=== Exercise task ===
Using the records that follow, copy every line containing the word "page".

=== Stored data ===

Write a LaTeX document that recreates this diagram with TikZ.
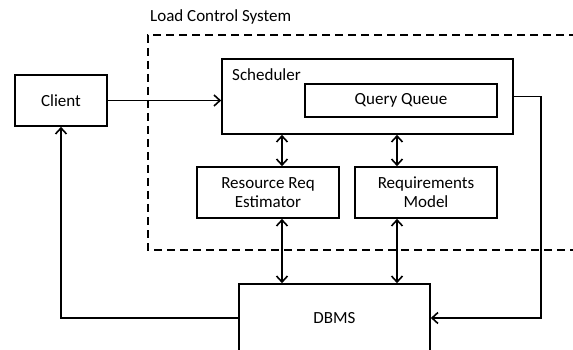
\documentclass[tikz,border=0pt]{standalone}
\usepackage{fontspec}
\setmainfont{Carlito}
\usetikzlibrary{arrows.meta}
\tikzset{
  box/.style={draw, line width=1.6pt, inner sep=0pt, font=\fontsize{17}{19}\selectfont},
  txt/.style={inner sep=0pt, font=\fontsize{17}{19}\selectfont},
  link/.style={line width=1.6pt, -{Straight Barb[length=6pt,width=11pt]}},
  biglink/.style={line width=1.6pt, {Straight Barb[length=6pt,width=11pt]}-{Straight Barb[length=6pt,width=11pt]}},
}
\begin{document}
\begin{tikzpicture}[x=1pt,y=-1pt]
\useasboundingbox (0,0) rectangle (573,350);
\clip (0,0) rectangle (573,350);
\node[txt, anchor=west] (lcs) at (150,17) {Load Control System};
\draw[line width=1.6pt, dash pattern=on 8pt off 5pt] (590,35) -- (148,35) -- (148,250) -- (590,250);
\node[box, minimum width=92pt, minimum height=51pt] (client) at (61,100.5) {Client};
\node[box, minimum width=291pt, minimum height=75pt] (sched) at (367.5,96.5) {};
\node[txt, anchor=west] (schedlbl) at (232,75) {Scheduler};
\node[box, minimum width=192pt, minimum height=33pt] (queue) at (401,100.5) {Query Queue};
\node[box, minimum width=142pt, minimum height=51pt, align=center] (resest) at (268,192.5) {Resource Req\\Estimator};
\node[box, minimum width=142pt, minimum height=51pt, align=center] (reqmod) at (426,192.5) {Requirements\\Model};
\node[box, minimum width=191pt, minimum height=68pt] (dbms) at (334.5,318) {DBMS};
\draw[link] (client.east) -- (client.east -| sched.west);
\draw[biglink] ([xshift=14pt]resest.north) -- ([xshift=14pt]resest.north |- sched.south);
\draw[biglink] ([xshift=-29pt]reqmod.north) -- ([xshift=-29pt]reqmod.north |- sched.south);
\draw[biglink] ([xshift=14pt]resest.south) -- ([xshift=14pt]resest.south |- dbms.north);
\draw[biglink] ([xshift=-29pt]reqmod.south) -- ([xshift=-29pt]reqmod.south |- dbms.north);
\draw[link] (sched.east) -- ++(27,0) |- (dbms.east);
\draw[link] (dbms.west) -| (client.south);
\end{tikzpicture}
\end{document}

...

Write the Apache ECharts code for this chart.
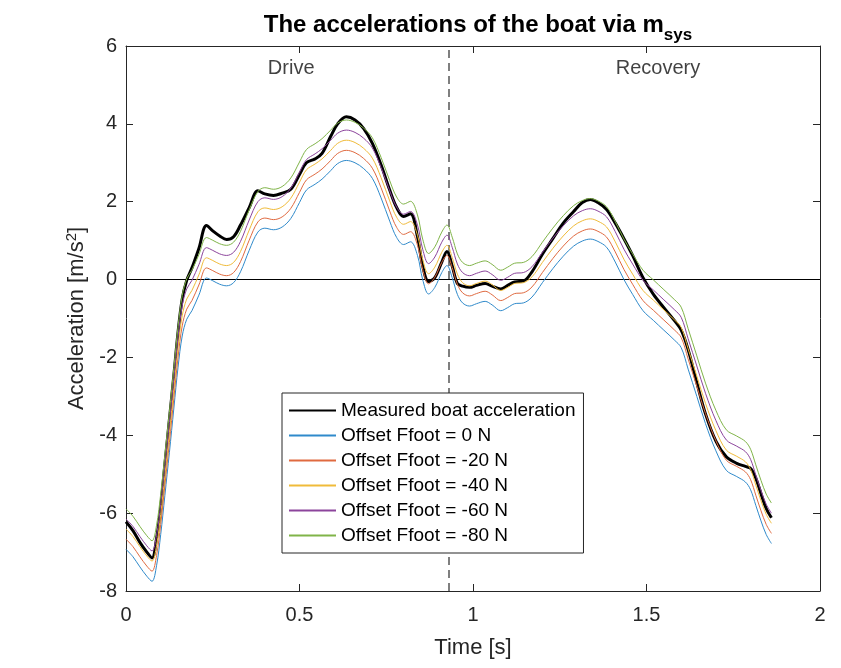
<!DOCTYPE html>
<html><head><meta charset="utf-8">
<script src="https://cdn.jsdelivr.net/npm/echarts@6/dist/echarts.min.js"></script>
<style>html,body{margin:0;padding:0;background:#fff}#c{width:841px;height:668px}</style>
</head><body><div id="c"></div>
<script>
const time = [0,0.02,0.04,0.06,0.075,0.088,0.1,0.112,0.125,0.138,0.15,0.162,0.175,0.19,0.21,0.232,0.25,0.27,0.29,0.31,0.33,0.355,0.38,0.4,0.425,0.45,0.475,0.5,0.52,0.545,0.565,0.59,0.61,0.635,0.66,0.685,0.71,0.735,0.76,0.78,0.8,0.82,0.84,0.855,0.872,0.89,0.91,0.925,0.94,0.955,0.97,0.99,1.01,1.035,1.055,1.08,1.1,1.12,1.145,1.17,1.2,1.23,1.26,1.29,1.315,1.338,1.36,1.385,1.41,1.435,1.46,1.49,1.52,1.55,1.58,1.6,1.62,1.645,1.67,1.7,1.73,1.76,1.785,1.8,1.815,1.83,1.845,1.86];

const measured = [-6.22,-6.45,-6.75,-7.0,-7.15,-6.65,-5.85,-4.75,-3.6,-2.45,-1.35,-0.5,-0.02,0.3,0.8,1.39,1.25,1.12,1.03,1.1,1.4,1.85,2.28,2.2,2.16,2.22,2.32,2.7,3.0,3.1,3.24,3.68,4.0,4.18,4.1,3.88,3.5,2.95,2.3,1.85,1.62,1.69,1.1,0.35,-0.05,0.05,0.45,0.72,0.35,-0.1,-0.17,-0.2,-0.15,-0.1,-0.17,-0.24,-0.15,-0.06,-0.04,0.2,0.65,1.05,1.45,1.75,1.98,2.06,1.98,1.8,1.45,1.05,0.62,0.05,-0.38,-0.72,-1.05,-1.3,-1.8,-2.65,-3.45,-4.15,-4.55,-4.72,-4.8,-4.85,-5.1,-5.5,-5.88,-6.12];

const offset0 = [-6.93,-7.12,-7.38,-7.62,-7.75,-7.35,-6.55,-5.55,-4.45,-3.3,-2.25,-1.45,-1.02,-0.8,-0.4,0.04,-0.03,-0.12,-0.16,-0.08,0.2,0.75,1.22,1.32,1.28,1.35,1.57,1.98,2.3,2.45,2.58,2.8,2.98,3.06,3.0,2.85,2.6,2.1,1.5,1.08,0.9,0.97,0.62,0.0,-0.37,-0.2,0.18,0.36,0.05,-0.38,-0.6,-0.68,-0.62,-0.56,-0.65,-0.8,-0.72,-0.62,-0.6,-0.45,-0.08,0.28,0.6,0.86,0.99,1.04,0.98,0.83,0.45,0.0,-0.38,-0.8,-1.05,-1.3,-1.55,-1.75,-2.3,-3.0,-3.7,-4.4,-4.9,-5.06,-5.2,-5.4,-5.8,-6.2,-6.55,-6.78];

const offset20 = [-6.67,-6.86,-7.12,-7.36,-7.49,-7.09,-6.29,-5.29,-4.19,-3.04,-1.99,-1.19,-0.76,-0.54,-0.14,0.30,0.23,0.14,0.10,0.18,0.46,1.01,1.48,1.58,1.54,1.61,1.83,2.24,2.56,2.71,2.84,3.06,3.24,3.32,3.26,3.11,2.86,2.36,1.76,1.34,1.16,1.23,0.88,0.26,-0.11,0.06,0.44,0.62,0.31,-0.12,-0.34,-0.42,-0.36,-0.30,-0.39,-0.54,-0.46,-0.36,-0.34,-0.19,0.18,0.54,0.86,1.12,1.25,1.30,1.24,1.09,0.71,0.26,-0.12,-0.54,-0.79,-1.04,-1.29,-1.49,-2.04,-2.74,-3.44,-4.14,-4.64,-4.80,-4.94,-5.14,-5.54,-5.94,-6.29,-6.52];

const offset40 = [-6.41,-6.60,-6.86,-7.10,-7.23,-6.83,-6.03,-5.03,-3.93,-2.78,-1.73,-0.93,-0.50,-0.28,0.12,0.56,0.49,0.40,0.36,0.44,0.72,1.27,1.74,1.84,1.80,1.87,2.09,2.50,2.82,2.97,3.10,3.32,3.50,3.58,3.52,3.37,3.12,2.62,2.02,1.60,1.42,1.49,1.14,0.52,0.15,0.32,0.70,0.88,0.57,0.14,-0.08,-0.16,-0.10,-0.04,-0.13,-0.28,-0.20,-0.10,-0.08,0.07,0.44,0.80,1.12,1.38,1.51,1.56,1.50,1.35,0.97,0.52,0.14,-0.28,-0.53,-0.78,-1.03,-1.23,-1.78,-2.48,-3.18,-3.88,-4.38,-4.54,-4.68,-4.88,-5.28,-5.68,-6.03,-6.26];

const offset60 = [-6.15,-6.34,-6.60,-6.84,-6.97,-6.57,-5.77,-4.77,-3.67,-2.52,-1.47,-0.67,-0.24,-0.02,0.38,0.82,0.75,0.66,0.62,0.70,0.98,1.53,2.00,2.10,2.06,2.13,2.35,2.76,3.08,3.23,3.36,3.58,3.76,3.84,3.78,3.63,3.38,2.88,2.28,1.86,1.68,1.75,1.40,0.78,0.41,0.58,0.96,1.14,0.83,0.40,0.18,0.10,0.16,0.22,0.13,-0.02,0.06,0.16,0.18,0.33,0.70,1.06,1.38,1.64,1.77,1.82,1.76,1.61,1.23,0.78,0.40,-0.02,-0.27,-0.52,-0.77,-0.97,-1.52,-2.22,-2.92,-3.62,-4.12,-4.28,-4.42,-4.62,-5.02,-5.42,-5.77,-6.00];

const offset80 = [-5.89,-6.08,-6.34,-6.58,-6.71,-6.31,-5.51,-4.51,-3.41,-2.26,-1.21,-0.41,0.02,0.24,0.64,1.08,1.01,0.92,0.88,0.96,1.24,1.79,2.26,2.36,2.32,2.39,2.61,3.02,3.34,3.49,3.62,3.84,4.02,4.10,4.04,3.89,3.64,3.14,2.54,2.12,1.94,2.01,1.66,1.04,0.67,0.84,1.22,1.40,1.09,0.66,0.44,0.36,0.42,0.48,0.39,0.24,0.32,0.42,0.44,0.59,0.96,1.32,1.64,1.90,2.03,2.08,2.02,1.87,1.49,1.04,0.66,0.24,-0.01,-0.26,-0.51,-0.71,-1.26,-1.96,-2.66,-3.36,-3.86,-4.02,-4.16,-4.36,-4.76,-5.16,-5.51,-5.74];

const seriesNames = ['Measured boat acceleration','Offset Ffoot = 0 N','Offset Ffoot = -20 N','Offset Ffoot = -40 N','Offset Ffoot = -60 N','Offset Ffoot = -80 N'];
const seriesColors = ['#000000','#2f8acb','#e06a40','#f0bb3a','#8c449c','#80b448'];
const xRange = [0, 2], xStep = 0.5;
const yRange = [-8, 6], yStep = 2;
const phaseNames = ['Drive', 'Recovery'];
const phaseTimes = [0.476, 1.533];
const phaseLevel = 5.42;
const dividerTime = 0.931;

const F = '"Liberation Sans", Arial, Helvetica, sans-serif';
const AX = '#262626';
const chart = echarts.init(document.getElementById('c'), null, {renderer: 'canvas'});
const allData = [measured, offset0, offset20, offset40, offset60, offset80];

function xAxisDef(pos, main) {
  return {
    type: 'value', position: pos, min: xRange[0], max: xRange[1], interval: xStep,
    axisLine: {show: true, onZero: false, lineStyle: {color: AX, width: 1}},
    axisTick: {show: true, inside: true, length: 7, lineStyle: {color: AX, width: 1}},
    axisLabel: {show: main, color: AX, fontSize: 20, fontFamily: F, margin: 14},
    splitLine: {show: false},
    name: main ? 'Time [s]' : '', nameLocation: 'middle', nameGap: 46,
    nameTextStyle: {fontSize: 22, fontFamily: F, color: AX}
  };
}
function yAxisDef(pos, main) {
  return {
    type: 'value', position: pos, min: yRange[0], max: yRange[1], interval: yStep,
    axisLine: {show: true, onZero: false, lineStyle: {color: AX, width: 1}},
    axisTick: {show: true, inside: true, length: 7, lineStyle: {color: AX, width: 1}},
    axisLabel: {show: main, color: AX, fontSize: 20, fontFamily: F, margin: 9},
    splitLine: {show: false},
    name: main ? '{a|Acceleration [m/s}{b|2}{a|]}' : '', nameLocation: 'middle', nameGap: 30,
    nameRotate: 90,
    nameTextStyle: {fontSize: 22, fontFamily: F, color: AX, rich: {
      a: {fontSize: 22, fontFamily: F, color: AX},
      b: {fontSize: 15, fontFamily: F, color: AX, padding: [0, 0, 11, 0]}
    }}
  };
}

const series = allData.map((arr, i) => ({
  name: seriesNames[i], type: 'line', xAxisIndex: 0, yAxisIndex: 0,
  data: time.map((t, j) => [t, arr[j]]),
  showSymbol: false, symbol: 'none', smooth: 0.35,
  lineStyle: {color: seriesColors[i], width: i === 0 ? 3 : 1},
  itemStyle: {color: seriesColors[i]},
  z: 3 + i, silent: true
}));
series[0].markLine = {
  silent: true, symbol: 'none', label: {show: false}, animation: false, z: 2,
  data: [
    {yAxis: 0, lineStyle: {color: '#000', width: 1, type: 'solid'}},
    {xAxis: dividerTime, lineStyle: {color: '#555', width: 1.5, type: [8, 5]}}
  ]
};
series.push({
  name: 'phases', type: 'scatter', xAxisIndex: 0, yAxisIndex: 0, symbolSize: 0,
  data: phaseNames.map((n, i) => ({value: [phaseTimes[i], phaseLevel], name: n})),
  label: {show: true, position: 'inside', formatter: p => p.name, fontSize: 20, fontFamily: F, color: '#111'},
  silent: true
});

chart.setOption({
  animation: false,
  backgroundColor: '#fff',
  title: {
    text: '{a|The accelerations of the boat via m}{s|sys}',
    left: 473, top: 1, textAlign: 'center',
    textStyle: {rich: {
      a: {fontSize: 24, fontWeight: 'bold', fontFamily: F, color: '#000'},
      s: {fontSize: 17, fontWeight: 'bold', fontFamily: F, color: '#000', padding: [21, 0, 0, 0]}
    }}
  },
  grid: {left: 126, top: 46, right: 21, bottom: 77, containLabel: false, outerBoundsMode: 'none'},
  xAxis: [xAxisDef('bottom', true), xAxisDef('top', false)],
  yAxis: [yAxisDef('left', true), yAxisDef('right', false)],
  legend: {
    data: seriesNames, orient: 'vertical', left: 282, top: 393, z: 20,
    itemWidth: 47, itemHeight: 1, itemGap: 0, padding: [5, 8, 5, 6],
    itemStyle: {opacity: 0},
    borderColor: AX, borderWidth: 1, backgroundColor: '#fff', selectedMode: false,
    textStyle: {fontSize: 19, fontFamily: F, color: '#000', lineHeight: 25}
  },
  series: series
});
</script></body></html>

---

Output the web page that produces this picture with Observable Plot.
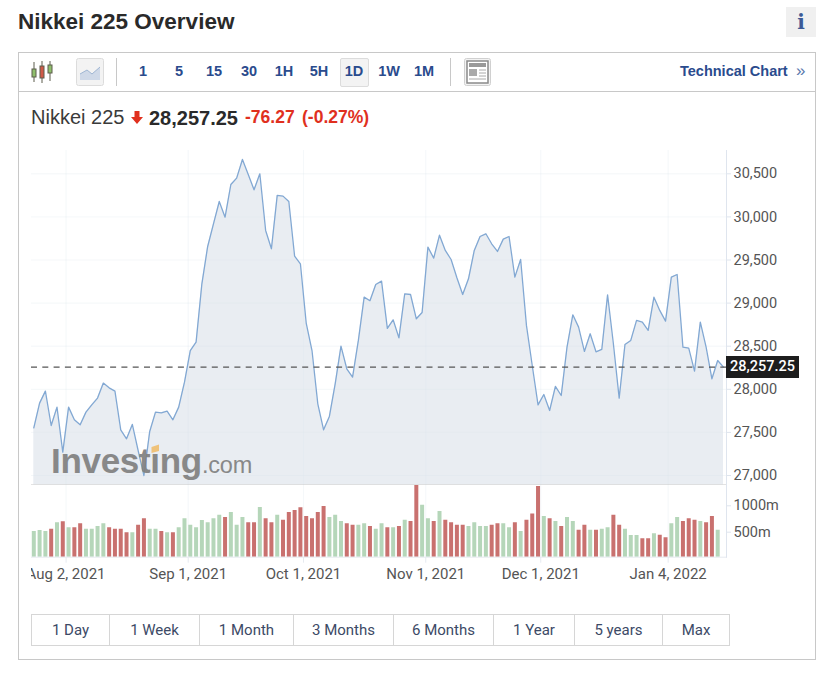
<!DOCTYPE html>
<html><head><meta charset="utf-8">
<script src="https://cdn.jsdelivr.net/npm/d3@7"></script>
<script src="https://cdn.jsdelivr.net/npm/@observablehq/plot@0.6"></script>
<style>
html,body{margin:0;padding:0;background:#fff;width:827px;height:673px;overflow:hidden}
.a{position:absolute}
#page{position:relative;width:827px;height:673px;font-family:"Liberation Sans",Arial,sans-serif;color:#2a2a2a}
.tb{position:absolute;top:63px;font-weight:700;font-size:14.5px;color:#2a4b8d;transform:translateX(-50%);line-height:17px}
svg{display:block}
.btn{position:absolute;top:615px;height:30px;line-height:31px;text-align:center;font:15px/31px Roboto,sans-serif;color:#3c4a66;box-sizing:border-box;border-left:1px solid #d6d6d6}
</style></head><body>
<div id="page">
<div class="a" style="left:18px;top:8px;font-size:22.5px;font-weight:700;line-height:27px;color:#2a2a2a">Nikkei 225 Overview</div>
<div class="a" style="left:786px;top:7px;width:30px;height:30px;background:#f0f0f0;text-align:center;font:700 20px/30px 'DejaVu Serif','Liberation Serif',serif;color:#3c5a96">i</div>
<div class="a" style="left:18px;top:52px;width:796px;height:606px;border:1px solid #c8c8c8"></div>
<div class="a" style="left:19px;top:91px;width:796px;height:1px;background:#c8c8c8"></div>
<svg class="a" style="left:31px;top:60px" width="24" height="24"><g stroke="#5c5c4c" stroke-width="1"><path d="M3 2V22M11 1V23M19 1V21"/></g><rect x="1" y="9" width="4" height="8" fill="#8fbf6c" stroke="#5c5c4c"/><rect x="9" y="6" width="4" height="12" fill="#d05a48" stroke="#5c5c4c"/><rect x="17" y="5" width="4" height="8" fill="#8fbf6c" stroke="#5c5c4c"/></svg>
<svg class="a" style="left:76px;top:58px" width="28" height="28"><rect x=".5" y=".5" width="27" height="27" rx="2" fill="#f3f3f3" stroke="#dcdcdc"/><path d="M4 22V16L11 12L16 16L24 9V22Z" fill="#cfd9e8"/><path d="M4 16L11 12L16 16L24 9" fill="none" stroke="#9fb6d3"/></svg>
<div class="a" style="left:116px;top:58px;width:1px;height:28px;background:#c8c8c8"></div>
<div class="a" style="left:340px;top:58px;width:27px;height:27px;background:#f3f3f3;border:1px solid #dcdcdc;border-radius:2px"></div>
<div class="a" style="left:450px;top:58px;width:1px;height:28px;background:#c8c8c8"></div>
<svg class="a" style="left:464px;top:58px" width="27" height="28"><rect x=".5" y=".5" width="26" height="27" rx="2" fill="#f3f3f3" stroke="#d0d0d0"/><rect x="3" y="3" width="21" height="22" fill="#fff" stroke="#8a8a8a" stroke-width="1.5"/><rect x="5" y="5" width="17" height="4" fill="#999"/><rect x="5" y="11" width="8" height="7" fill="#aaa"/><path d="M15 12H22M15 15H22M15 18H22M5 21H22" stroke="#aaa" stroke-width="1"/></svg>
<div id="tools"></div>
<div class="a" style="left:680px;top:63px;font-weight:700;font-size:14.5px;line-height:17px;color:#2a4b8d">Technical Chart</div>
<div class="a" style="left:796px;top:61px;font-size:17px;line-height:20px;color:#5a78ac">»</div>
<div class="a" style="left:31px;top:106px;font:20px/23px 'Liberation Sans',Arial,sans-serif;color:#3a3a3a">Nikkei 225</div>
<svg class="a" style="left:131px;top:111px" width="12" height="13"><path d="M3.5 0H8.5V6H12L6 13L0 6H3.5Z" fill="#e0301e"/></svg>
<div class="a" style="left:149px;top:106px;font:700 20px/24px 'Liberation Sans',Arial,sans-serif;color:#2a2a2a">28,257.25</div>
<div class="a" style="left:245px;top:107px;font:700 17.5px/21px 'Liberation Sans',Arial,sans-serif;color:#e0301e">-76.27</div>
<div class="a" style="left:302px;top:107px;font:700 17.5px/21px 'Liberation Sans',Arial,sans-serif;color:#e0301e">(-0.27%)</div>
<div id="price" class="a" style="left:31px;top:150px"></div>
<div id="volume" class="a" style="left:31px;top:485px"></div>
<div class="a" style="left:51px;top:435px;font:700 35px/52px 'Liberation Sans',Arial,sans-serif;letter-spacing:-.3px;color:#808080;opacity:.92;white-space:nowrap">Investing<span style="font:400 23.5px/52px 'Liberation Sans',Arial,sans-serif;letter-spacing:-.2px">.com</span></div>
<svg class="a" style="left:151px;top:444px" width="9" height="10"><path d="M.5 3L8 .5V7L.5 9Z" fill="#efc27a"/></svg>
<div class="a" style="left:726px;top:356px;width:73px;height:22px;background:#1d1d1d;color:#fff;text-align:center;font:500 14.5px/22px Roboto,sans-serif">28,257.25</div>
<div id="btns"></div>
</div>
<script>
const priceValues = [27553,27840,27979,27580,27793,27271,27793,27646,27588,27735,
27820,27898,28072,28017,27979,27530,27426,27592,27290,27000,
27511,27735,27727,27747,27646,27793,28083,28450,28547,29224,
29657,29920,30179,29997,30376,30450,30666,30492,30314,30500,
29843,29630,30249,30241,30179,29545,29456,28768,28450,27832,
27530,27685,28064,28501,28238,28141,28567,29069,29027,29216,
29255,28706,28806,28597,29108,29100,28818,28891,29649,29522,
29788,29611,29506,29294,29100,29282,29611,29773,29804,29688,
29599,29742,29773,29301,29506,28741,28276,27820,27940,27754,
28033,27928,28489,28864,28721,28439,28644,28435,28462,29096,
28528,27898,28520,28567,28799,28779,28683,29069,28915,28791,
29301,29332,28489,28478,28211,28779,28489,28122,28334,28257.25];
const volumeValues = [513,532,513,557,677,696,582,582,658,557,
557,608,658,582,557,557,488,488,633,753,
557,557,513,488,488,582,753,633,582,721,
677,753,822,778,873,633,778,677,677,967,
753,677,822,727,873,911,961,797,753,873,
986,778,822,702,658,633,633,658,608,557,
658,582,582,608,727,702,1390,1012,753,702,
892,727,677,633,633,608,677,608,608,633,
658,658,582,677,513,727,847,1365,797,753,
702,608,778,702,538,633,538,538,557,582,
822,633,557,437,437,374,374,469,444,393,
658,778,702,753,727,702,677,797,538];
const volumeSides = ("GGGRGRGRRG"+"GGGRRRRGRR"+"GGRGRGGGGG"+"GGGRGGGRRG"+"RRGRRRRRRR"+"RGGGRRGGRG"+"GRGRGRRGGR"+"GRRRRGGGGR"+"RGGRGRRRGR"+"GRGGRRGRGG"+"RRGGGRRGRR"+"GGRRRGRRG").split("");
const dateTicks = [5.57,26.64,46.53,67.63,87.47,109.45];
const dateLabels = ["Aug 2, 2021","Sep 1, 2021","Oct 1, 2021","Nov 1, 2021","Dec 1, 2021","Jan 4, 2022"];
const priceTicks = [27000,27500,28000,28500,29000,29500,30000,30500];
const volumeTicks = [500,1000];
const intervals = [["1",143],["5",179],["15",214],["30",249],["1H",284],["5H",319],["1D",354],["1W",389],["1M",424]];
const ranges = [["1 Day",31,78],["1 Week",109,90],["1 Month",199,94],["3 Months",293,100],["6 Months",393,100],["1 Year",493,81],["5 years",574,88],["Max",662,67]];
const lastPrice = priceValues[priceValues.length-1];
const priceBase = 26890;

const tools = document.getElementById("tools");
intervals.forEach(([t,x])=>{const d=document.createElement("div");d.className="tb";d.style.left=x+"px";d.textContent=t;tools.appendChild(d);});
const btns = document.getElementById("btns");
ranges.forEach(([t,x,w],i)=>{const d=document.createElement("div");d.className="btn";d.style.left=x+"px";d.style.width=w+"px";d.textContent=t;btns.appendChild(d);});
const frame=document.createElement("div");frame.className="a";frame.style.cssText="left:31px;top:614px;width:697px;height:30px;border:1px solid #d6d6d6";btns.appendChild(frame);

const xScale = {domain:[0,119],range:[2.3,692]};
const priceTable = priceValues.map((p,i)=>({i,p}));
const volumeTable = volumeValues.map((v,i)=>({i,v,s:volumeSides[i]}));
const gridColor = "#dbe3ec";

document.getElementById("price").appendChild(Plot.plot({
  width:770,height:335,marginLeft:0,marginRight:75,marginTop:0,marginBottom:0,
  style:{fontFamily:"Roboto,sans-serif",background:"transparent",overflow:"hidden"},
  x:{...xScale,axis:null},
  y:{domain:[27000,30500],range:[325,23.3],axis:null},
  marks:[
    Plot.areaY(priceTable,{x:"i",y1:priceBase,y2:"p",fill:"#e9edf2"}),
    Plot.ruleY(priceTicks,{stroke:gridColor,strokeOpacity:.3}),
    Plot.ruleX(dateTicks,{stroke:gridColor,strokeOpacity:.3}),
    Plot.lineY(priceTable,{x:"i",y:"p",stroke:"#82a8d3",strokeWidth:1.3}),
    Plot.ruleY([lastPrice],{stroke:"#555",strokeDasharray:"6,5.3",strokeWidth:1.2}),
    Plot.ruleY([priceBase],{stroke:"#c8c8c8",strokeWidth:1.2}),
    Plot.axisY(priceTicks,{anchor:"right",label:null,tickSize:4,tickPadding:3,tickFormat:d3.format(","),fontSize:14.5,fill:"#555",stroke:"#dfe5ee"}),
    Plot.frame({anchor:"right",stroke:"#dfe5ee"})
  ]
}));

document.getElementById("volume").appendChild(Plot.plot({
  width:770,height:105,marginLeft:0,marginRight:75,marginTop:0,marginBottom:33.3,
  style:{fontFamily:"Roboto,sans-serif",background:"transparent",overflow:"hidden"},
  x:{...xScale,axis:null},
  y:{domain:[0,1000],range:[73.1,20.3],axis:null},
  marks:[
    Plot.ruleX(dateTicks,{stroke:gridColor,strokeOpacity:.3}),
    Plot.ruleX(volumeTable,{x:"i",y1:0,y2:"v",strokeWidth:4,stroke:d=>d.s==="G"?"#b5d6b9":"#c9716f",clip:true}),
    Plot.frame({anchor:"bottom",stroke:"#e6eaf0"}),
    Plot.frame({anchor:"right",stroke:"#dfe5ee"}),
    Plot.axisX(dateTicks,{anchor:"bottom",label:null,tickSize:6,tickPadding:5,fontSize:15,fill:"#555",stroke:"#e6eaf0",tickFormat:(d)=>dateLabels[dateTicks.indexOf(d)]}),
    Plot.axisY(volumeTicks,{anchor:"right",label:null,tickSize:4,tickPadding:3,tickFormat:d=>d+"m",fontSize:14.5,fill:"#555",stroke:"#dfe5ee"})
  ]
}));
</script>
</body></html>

=== Final result ===
Output the web page that produces this picture with Observable Plot.
#page{position:relative;width:827px;height:673px;font-family:"Liberation Sans",Arial,sans-serif;color:#2a2a2a}
<div id="page">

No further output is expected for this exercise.